Software & Data Management
Fritsch MaS (Measurement and Analysis Software) v5.x serves as the central interface for instrument control, data acquisition, and statistical evaluation. It provides ISO-compliant reporting templates—including D10, D50, D90, span, and relative width—and supports customizable distribution models (e.g., volume, surface, number-based). Raw scattering patterns are stored in vendor-neutral ASCII format, enabling third-party reprocessing. The software includes automated SOP execution, user-level access controls, and encrypted measurement logs with timestamped operator identification. Batch processing, trend analysis across multiple lots, and export to LIMS-compatible CSV or PDF formats are natively supported. All calibration files, dispersion parameters, and measurement histories are version-controlled and archived with checksum verification to meet long-term data integrity requirements.
Applications
This analyzer is routinely deployed in quality control laboratories for cementitious materials, battery cathode slurries, catalysts, pigments, pharmaceutical excipients, and nanocomposites. Its ability to resolve bimodal distributions—from primary nanoparticles (10 µm)—makes it especially valuable in formulation development for colloidal dispersions and inhalable drug products. In R&D settings, it supports stability studies (e.g., monitoring aggregation kinetics under thermal or pH stress), process optimization of milling and homogenization steps, and raw material qualification against supplier specifications. Academic users apply it to characterize synthetic nanomaterials, environmental particulates, and biopolymer assemblies where reproducible, standards-aligned PSD data are critical for publication and peer review.
FAQ
Does the Analysette 22 NanoTec require annual recalibration?
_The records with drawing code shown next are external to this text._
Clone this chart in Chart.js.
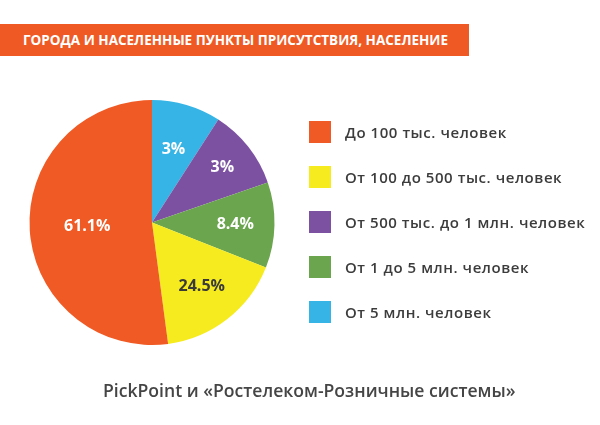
<!DOCTYPE html>
<html lang="ru">
<head>
  <meta charset="UTF-8">
  <title>Города и населенные пункты присутствия</title>
  <script src="https://cdn.jsdelivr.net/npm/chart.js"></script>
  <style>
    body {
      margin: 0;
      background: #fff;
      font-family: "Open Sans", sans-serif;
    }
    .wrap {
      position: relative;
      width: 600px;
      height: 425px;
    }
    .title-bar {
      position: absolute;
      left: 0;
      top: 24px;
      width: 446px;
      height: 32px;
      padding-left: 23px;
      background: #ef5a24;
      color: #fff;
      font-weight: 700;
      font-size: 13.5px;
      line-height: 32px;
      white-space: nowrap;
    }
    .source {
      position: absolute;
      left: 103px;
      top: 378px;
      color: #454545;
      font-weight: 600;
      font-size: 17.6px;
      white-space: nowrap;
    }
    canvas {
      position: absolute;
      left: 0;
      top: 0;
    }
    #legend {
      position: absolute;
      left: 309px;
      top: 121px;
    }
    .legend-row {
      display: flex;
      align-items: center;
      height: 22px;
      margin-bottom: 23px;
      color: #3c3c3c;
      font-weight: 600;
      font-size: 15px;
      letter-spacing: 0.55px;
      white-space: nowrap;
    }
    .legend-box {
      width: 22px;
      height: 22px;
      margin-right: 14px;
    }
  </style>
</head>
<body>

<div class="wrap">
  <canvas id="pie" width="600" height="425"></canvas>
  <div class="title-bar">ГОРОДА И НАСЕЛЕННЫЕ ПУНКТЫ ПРИСУТСТВИЯ, НАСЕЛЕНИЕ</div>
  <div id="legend"></div>
  <div class="source">PickPoint и «Ростелеком-Розничные системы»</div>
</div>

<script>
  // slices in drawing order, clockwise from 12 o'clock
  const sliceLabels = [
    "От 5 млн. человек",
    "От 500 тыс. до 1 млн. человек",
    "От 1 до 5 млн. человек",
    "От 100 до 500 тыс. человек",
    "До 100 тыс. человек"
  ];
  // percentages printed on the slices
  const shownPct = [3, 3, 8.4, 24.5, 61.1];
  // share of the circle each slice actually takes in the picture
  const drawnShare = [9.1, 10.6, 11.3, 16.9, 52.1];
  const sliceColors = ["#36b4e6", "#7d51a1", "#6ba54e", "#f6eb1f", "#f05a24"];
  // legend lists the slices in this order
  const legendOrder = [4, 3, 1, 2, 0];

  const labelColors = ["#fff", "#fff", "#fff", "#3a3a3a", "#fff"];
  const labelDist = [0.62, 0.73, 0.68, 0.66, 0.53];

  const sliceText = {
    id: "sliceText",
    afterDatasetsDraw(chart) {
      const ctx = chart.ctx;
      const arcs = chart.getDatasetMeta(0).data;
      ctx.save();
      ctx.font = "700 16px 'Open Sans', sans-serif";
      ctx.textAlign = "center";
      ctx.textBaseline = "middle";
      arcs.forEach((arc, i) => {
        const p = arc.getProps(["x", "y", "startAngle", "endAngle", "outerRadius"], true);
        const mid = (p.startAngle + p.endAngle) / 2;
        const r = p.outerRadius * labelDist[i];
        ctx.fillStyle = labelColors[i];
        ctx.fillText(shownPct[i] + "%", p.x + Math.cos(mid) * r, p.y + Math.sin(mid) * r);
      });
      ctx.restore();
    }
  };

  const chart = new Chart(document.getElementById("pie"), {
    type: "pie",
    data: {
      labels: sliceLabels,
      datasets: [{
        data: drawnShare,
        backgroundColor: sliceColors,
        borderWidth: 0
      }]
    },
    options: {
      responsive: false,
      animation: false,
      layout: {
        padding: { left: 29.5, top: 100, bottom: 80, right: 325.5 }
      },
      plugins: {
        tooltip: { enabled: false },
        legend: { display: false }
      }
    },
    plugins: [sliceText]
  });

  // legend drawn as html, from the same arrays
  const legendEl = document.getElementById("legend");
  legendOrder.forEach(i => {
    const row = document.createElement("div");
    row.className = "legend-row";
    const box = document.createElement("span");
    box.className = "legend-box";
    box.style.background = chart.data.datasets[0].backgroundColor[i];
    row.appendChild(box);
    row.appendChild(document.createTextNode(chart.data.labels[i]));
    legendEl.appendChild(row);
  });
</script>

</body>
</html>
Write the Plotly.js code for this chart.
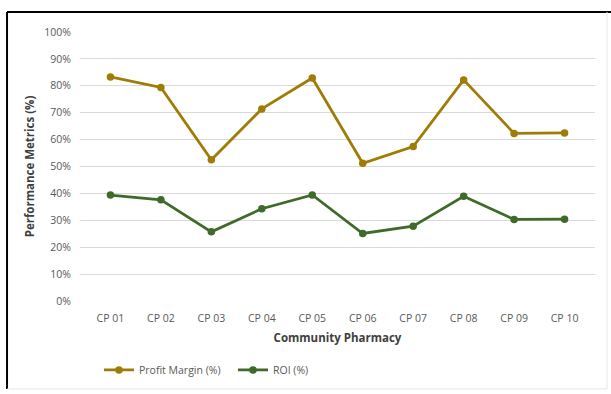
<!DOCTYPE html>
<html>
<head>
<meta charset="utf-8">
<script src="https://cdn.plot.ly/plotly-3.0.1.min.js"></script>
<style>
html,body{margin:0;padding:0;background:#fff;}
#chart{width:611px;height:394px;}
</style>
</head>
<body>
<div id="chart"></div>
<script>
const categories = ["CP 01","CP 02","CP 03","CP 04","CP 05","CP 06","CP 07","CP 08","CP 09","CP 10"];
const profitMargin = [0.833, 0.794, 0.525, 0.714, 0.829, 0.512, 0.574, 0.822, 0.623, 0.625];
const roi = [0.394, 0.376, 0.257, 0.343, 0.394, 0.251, 0.278, 0.389, 0.303, 0.304];
const yTicks = [0,0.1,0.2,0.3,0.4,0.5,0.6,0.7,0.8,0.9,1.0];

const font = "Open Sans, Liberation Sans, sans-serif";
const grey = "#595959";

const traces = [
  {x: categories, y: profitMargin, name: "Profit Margin (%)", type: "scatter", mode: "lines+markers",
   line: {color: "#9E7C06", width: 2.75}, marker: {color: "#9E7C06", size: 7.5}},
  {x: categories, y: roi, name: "ROI (%)", type: "scatter", mode: "lines+markers",
   line: {color: "#3F6A2A", width: 2.75}, marker: {color: "#3F6A2A", size: 7.5}}
];

const layout = {
  width: 611, height: 394,
  margin: {l: 80, r: 16, t: 32, b: 93},
  paper_bgcolor: "#fff", plot_bgcolor: "#fff",
  font: {family: font, color: grey, size: 10.5},
  showlegend: true,
  legend: {orientation: "h", xref: "container", yref: "container", x: 0.162, y: 0.061,
           xanchor: "left", yanchor: "middle",
           font: {size: 10.5, color: grey}, itemwidth: 30, tracegroupgap: 0,
           entrywidth: 89, entrywidthmode: "pixels"},
  xaxis: {type: "category", showgrid: false, zeroline: false, showline: false,
          ticks: "", tickfont: {size: 10.5, color: grey}, ticklabelstandoff: 9,
          title: {text: "Community Pharmacy", font: {size: 11.5, color: "#404040", family: font, weight: "bold"}, standoff: 10}},
  yaxis: {range: [0, 1.0], tickvals: yTicks, tickformat: ".0%", showgrid: true, gridcolor: "#D9D9D9",
          gridwidth: 1, zeroline: false, showline: false, ticks: "", ticklen: 0,
          tickfont: {size: 10.5, color: grey}, ticklabelstandoff: 8,
          title: {text: "Performance Metrics (%)", font: {size: 11.5, color: "#404040", family: font, weight: "bold"}, standoff: 7}},
  shapes: [
    {type: "line", xref: "paper", yref: "paper", x0: -0.1417, x1: 1.06, y0: 1.0743, y1: 1.0743, line: {color: "#000", width: 2}},
    {type: "line", xref: "paper", yref: "paper", x0: -0.1417, x1: -0.1417, y0: 1.0743, y1: -0.327, line: {color: "#000", width: 2}},
    {type: "line", xref: "paper", yref: "paper", x0: 1.0233, x1: 1.0233, y0: 1.0743, y1: -0.327, line: {color: "#E6E6E6", width: 1}},
    {type: "line", xref: "paper", yref: "paper", x0: -0.1417, x1: 1.0233, y0: -0.327, y1: -0.327, line: {color: "#E6E6E6", width: 1}}
  ]
};

Plotly.newPlot("chart", traces, layout, {displayModeBar: false, staticPlot: true});
</script>
</body>
</html>
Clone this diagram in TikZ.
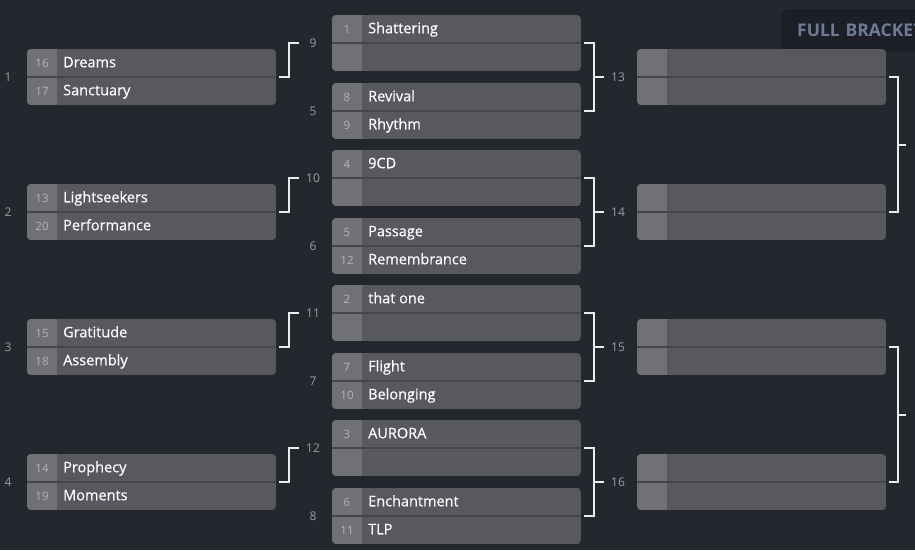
\documentclass[tikz,border=0pt]{standalone}
\usepackage{fontspec}
\setmainfont{Open Sans}
\newfontfamily\teamfont[FakeBold=0.35]{Open Sans}
\usetikzlibrary{positioning,calc}
\definecolor{bg}{HTML}{25272F}
\definecolor{slotgray}{HTML}{58595E}
\definecolor{seedgray}{HTML}{707176}
\definecolor{divgray}{HTML}{45464B}
\definecolor{seedtxt}{HTML}{B4B4B8}
\definecolor{numgray}{HTML}{9C9EA4}
\definecolor{linewhite}{HTML}{ECECEE}
\definecolor{tabbg}{HTML}{1D1F26}
\definecolor{tabtxt}{HTML}{6F7B94}
\tikzset{
  slot/.style={rectangle, fill=slotgray, minimum width=249pt, minimum height=28pt, inner sep=0pt, outer sep=0pt},
  seed/.style={text=seedtxt, font=\fontsize{11.5}{12}\selectfont, text height=8.5pt, text depth=0pt},
  team/.style={text=white, font=\teamfont\fontsize{14.5}{16}\selectfont, anchor=west, inner sep=0pt, text height=10.5pt, text depth=3pt},
  mnum/.style={text=numgray, font=\fontsize{12}{14}\selectfont},
  divider/.style={draw=divgray, line width=1.5pt},
  link/.style={draw=linewhite, line width=2pt},
  tab/.style={rectangle, fill=tabbg, rounded corners=4pt, anchor=north west, minimum width=160pt, minimum height=42pt, text width=140pt, align=left, text=tabtxt, font=\bfseries\fontsize{17.5}{19}\selectfont}
}
% one match box: name, top left, seed, team, seed, team
\newcommand{\bmatch}[6]{%
  \begin{scope}
    \clip[rounded corners=4pt] (#2) rectangle ++(249,56);
    \node[slot, anchor=north west] (#1a) at (#2) {};
    \node[slot, below=0pt of #1a] (#1b) {};
    \fill[seedgray] (#1a.north west) rectangle ([xshift=30pt]#1b.south west);
    \draw[divider] (#1a.south west) -- (#1a.south east);
  \end{scope}
  \node[seed] at ([xshift=15pt]#1a.west) {#3};
  \node[team] at ([xshift=36pt,yshift=-0.5pt]#1a.west) {#4};
  \node[seed] at ([xshift=15pt]#1b.west) {#5};
  \node[team] at ([xshift=36pt,yshift=-0.5pt]#1b.west) {#6};
}
\begin{document}
\begin{tikzpicture}[x=1pt, y=-1pt]
  \clip (0,0) rectangle (915,550);
  \fill[bg] (0,0) rectangle (915,550);
  %% tab
  \node[tab] (full) at (781,9) {\hspace*{6pt}FULL BRACKET};
  %% first round
  \bmatch{m1}{27,49}{16}{Dreams}{17}{Sanctuary}
  \bmatch{m2}{27,184}{13}{Lightseekers}{20}{Performance}
  \bmatch{m3}{27,319}{15}{Gratitude}{18}{Assembly}
  \bmatch{m4}{27,454}{14}{Prophecy}{19}{Moments}
  %% second round
  \bmatch{m9}{332,15}{1}{Shattering}{}{}
  \bmatch{m5}{332,83}{8}{Revival}{9}{Rhythm}
  \bmatch{m10}{332,150}{4}{9CD}{}{}
  \bmatch{m6}{332,218}{5}{Passage}{12}{Remembrance}
  \bmatch{m11}{332,285}{2}{that one}{}{}
  \bmatch{m7}{332,353}{7}{Flight}{10}{Belonging}
  \bmatch{m12}{332,420}{3}{AURORA}{}{}
  \bmatch{m8}{332,488}{6}{Enchantment}{11}{TLP}
  %% third round
  \bmatch{m13}{637,49}{}{}{}{}
  \bmatch{m14}{637,184}{}{}{}{}
  \bmatch{m15}{637,319}{}{}{}{}
  \bmatch{m16}{637,454}{}{}{}{}
  %% match numbers
  \foreach \m in {1,...,16}
    \node[mnum] (n\m) at ([xshift=-19pt]m\m a.south west) {\m};
  %% first round links
  \foreach \a/\b in {1/9,2/10,3/11,4/12}
    \draw[link] ([xshift=3pt]m\a a.south east) -- ++(10,0) |- ([xshift=-33pt]m\b a.south west);
  %% second round brackets
  \foreach \a/\b/\c in {9/5/13,10/6/14,11/7/15,12/8/16} {
    \draw[link] ([xshift=3pt]m\a a.south east) -| ([xshift=13pt]m\b a.south east) -- ([xshift=3pt]m\b a.south east);
    \draw[link] ([xshift=13pt]m\a a.south east |- m\c a.south west) -- ([xshift=-33pt]m\c a.south west);
  }
  %% third round brackets
  \foreach \a/\b/\c in {13/14/f1,15/16/f2} {
    \coordinate (\c) at ($(m\a a.south east)!0.5!(m\b a.south east)$);
    \draw[link] ([xshift=3pt]m\a a.south east) -| ([xshift=12pt]m\b a.south east) -- ([xshift=3pt]m\b a.south east);
    \draw[link] ([xshift=12pt]\c) -- ([xshift=20pt]\c);
  }
\end{tikzpicture}
\end{document}
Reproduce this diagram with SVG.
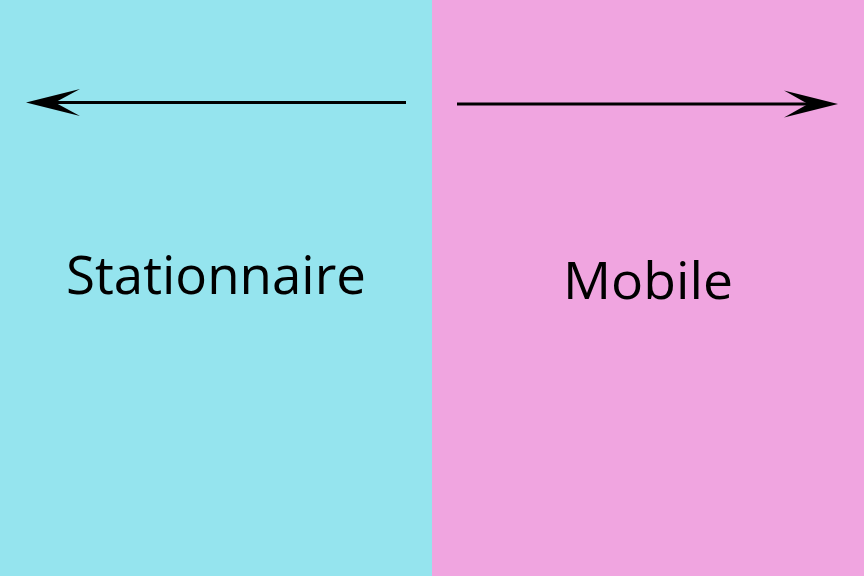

No scheduled annual recalibration is mandated; however, daily verification using NIST-traceable polystyrene latex standards (e.g., 100 nm, 1 µm, 10 µm) is recommended per ISO 13320 Annex B.
Can the instrument measure samples with high refractive index contrast (e.g., TiO₂ in water)?
Yes—the dual-wavelength configuration and Mie theory inversion algorithm accommodate complex refractive indices (e.g., 2.7 + 0.1i for TiO₂), provided appropriate optical model selection is applied in MaS software.
Is dry dispersion suitable for heat-sensitive polymers?
The dry module operates at ambient temperature with minimal shear; however, for thermolabile materials, wet dispersion with low-energy sonication (via programmable probe) is strongly preferred.
How is data security ensured during remote operation?
MaS supports TLS 1.2-encrypted network communication, role-based authentication, and local database encryption—meeting ISO/IEC 27001-aligned IT infrastructure requirements.
What maintenance intervals are specified for the radial pump and ultrasonic transducer?
The radial pump requires seal inspection every 6 months under continuous use; the ultrasonic probe is rated for 10,000 hours of cumulative operation and includes built-in impedance monitoring for predictive replacement alerts.